* start *

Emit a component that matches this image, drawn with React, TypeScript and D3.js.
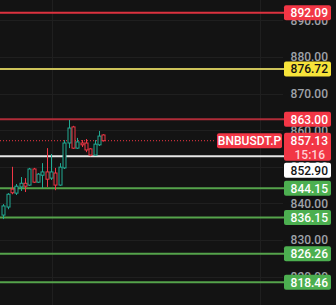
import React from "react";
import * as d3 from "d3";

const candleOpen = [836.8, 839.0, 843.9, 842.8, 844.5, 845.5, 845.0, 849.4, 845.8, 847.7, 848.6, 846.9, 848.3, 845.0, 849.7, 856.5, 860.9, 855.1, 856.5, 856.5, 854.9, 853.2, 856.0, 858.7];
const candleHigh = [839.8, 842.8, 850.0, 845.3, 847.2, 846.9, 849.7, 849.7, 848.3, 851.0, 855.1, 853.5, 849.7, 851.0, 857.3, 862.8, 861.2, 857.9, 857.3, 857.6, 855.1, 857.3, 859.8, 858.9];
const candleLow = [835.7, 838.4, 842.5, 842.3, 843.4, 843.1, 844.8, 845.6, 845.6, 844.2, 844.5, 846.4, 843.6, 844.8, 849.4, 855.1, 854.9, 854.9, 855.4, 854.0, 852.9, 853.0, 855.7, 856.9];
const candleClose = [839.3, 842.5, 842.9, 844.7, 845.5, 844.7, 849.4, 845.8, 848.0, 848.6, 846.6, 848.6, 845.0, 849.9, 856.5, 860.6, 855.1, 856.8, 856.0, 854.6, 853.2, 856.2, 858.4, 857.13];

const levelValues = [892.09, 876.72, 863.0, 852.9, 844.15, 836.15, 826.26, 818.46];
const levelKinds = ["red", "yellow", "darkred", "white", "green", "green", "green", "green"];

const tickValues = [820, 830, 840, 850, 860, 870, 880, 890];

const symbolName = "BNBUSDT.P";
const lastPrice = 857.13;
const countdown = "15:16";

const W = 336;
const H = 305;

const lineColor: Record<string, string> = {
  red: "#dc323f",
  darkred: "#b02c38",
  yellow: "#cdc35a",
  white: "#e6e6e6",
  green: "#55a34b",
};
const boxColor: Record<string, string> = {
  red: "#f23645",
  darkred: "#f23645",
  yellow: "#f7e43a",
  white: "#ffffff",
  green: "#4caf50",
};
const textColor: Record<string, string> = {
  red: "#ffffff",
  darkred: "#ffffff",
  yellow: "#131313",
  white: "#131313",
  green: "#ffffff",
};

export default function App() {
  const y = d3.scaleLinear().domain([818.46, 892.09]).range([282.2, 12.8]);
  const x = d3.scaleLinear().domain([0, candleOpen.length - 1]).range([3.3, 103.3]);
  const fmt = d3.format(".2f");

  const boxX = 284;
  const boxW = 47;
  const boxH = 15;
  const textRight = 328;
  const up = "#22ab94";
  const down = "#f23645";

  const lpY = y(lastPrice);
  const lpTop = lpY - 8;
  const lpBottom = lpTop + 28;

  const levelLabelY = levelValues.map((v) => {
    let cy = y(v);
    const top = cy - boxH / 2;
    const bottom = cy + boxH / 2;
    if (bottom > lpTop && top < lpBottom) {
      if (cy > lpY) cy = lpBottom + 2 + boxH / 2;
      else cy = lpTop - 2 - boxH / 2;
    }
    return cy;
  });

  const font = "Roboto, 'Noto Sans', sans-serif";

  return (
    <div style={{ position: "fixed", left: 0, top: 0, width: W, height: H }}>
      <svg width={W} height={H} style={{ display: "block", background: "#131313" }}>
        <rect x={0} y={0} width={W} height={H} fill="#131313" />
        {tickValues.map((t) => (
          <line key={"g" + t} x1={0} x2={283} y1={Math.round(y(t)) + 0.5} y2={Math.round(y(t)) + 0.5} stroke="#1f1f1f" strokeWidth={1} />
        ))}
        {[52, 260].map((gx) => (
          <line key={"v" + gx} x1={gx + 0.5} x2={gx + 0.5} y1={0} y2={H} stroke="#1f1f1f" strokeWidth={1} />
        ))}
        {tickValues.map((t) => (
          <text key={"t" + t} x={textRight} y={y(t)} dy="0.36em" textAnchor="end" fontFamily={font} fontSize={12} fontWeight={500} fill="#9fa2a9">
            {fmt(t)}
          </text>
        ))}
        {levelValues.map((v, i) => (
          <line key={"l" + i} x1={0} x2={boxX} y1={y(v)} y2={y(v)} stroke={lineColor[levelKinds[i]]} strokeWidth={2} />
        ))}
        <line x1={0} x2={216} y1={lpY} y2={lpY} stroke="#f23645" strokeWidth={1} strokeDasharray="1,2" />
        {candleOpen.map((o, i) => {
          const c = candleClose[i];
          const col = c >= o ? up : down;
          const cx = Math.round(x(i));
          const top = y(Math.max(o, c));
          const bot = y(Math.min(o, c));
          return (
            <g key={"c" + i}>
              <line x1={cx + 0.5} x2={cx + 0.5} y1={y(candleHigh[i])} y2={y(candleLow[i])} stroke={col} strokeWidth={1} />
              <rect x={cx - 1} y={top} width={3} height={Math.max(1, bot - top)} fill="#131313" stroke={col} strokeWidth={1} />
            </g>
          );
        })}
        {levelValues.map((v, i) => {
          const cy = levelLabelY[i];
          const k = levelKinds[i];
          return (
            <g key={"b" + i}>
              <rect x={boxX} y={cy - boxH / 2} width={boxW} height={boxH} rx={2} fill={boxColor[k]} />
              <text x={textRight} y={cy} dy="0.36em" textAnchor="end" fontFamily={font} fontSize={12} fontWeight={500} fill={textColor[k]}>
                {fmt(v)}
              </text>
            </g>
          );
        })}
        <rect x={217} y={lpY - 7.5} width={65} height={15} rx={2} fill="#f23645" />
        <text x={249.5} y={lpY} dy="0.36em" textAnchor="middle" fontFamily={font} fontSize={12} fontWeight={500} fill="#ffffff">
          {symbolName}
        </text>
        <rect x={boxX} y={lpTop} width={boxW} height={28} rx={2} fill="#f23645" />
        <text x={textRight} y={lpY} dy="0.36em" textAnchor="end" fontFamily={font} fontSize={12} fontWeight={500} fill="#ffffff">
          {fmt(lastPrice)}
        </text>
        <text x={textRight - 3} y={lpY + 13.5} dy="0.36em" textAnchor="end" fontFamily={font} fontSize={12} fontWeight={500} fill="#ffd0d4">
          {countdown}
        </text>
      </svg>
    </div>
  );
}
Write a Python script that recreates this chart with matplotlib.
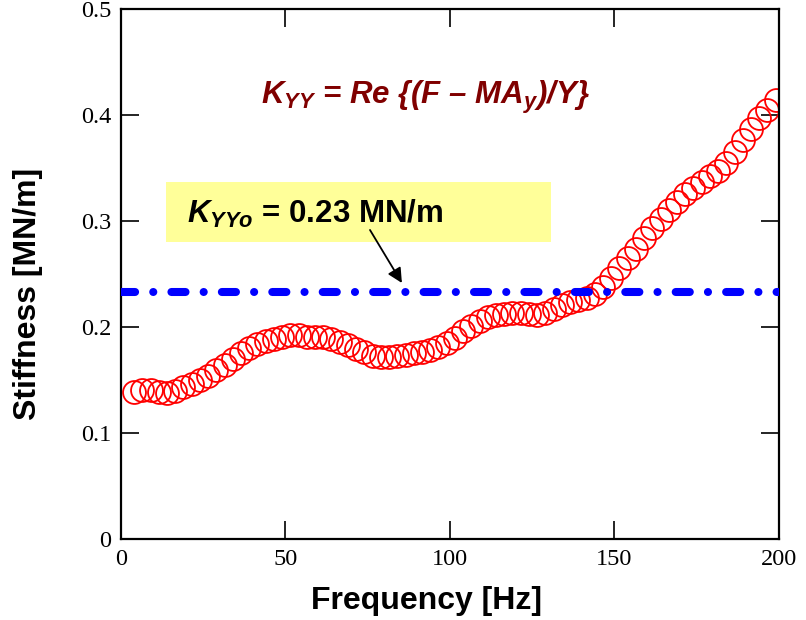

* end *

◆ What you are asked to do
Print each record exactly as it stands, leaving the images out.

◆ Result
Emit a component that matches this image, drawn with React, TypeScript and D3.js.
import React from "react";
import * as d3 from "d3";

const candleOpen = [836.8, 839.0, 843.9, 842.8, 844.5, 845.5, 845.0, 849.4, 845.8, 847.7, 848.6, 846.9, 848.3, 845.0, 849.7, 856.5, 860.9, 855.1, 856.5, 856.5, 854.9, 853.2, 856.0, 858.7];
const candleHigh = [839.8, 842.8, 850.0, 845.3, 847.2, 846.9, 849.7, 849.7, 848.3, 851.0, 855.1, 853.5, 849.7, 851.0, 857.3, 862.8, 861.2, 857.9, 857.3, 857.6, 855.1, 857.3, 859.8, 858.9];
const candleLow = [835.7, 838.4, 842.5, 842.3, 843.4, 843.1, 844.8, 845.6, 845.6, 844.2, 844.5, 846.4, 843.6, 844.8, 849.4, 855.1, 854.9, 854.9, 855.4, 854.0, 852.9, 853.0, 855.7, 856.9];
const candleClose = [839.3, 842.5, 842.9, 844.7, 845.5, 844.7, 849.4, 845.8, 848.0, 848.6, 846.6, 848.6, 845.0, 849.9, 856.5, 860.6, 855.1, 856.8, 856.0, 854.6, 853.2, 856.2, 858.4, 857.13];

const levelValues = [892.09, 876.72, 863.0, 852.9, 844.15, 836.15, 826.26, 818.46];
const levelKinds = ["red", "yellow", "darkred", "white", "green", "green", "green", "green"];

const tickValues = [820, 830, 840, 850, 860, 870, 880, 890];

const symbolName = "BNBUSDT.P";
const lastPrice = 857.13;
const countdown = "15:16";

const W = 336;
const H = 305;

const lineColor: Record<string, string> = {
  red: "#dc323f",
  darkred: "#b02c38",
  yellow: "#cdc35a",
  white: "#e6e6e6",
  green: "#55a34b",
};
const boxColor: Record<string, string> = {
  red: "#f23645",
  darkred: "#f23645",
  yellow: "#f7e43a",
  white: "#ffffff",
  green: "#4caf50",
};
const textColor: Record<string, string> = {
  red: "#ffffff",
  darkred: "#ffffff",
  yellow: "#131313",
  white: "#131313",
  green: "#ffffff",
};

export default function App() {
  const y = d3.scaleLinear().domain([818.46, 892.09]).range([282.2, 12.8]);
  const x = d3.scaleLinear().domain([0, candleOpen.length - 1]).range([3.3, 103.3]);
  const fmt = d3.format(".2f");

  const boxX = 284;
  const boxW = 47;
  const boxH = 15;
  const textRight = 328;
  const up = "#22ab94";
  const down = "#f23645";

  const lpY = y(lastPrice);
  const lpTop = lpY - 8;
  const lpBottom = lpTop + 28;

  const levelLabelY = levelValues.map((v) => {
    let cy = y(v);
    const top = cy - boxH / 2;
    const bottom = cy + boxH / 2;
    if (bottom > lpTop && top < lpBottom) {
      if (cy > lpY) cy = lpBottom + 2 + boxH / 2;
      else cy = lpTop - 2 - boxH / 2;
    }
    return cy;
  });

  const font = "Roboto, 'Noto Sans', sans-serif";

  return (
    <div style={{ position: "fixed", left: 0, top: 0, width: W, height: H }}>
      <svg width={W} height={H} style={{ display: "block", background: "#131313" }}>
        <rect x={0} y={0} width={W} height={H} fill="#131313" />
        {tickValues.map((t) => (
          <line key={"g" + t} x1={0} x2={283} y1={Math.round(y(t)) + 0.5} y2={Math.round(y(t)) + 0.5} stroke="#1f1f1f" strokeWidth={1} />
        ))}
        {[52, 260].map((gx) => (
          <line key={"v" + gx} x1={gx + 0.5} x2={gx + 0.5} y1={0} y2={H} stroke="#1f1f1f" strokeWidth={1} />
        ))}
        {tickValues.map((t) => (
          <text key={"t" + t} x={textRight} y={y(t)} dy="0.36em" textAnchor="end" fontFamily={font} fontSize={12} fontWeight={500} fill="#9fa2a9">
            {fmt(t)}
          </text>
        ))}
        {levelValues.map((v, i) => (
          <line key={"l" + i} x1={0} x2={boxX} y1={y(v)} y2={y(v)} stroke={lineColor[levelKinds[i]]} strokeWidth={2} />
        ))}
        <line x1={0} x2={216} y1={lpY} y2={lpY} stroke="#f23645" strokeWidth={1} strokeDasharray="1,2" />
        {candleOpen.map((o, i) => {
          const c = candleClose[i];
          const col = c >= o ? up : down;
          const cx = Math.round(x(i));
          const top = y(Math.max(o, c));
          const bot = y(Math.min(o, c));
          return (
            <g key={"c" + i}>
              <line x1={cx + 0.5} x2={cx + 0.5} y1={y(candleHigh[i])} y2={y(candleLow[i])} stroke={col} strokeWidth={1} />
              <rect x={cx - 1} y={top} width={3} height={Math.max(1, bot - top)} fill="#131313" stroke={col} strokeWidth={1} />
            </g>
          );
        })}
        {levelValues.map((v, i) => {
          const cy = levelLabelY[i];
          const k = levelKinds[i];
          return (
            <g key={"b" + i}>
              <rect x={boxX} y={cy - boxH / 2} width={boxW} height={boxH} rx={2} fill={boxColor[k]} />
              <text x={textRight} y={cy} dy="0.36em" textAnchor="end" fontFamily={font} fontSize={12} fontWeight={500} fill={textColor[k]}>
                {fmt(v)}
              </text>
            </g>
          );
        })}
        <rect x={217} y={lpY - 7.5} width={65} height={15} rx={2} fill="#f23645" />
        <text x={249.5} y={lpY} dy="0.36em" textAnchor="middle" fontFamily={font} fontSize={12} fontWeight={500} fill="#ffffff">
          {symbolName}
        </text>
        <rect x={boxX} y={lpTop} width={boxW} height={28} rx={2} fill="#f23645" />
        <text x={textRight} y={lpY} dy="0.36em" textAnchor="end" fontFamily={font} fontSize={12} fontWeight={500} fill="#ffffff">
          {fmt(lastPrice)}
        </text>
        <text x={textRight - 3} y={lpY + 13.5} dy="0.36em" textAnchor="end" fontFamily={font} fontSize={12} fontWeight={500} fill="#ffd0d4">
          {countdown}
        </text>
      </svg>
    </div>
  );
}
Write a Python script that recreates this chart with matplotlib.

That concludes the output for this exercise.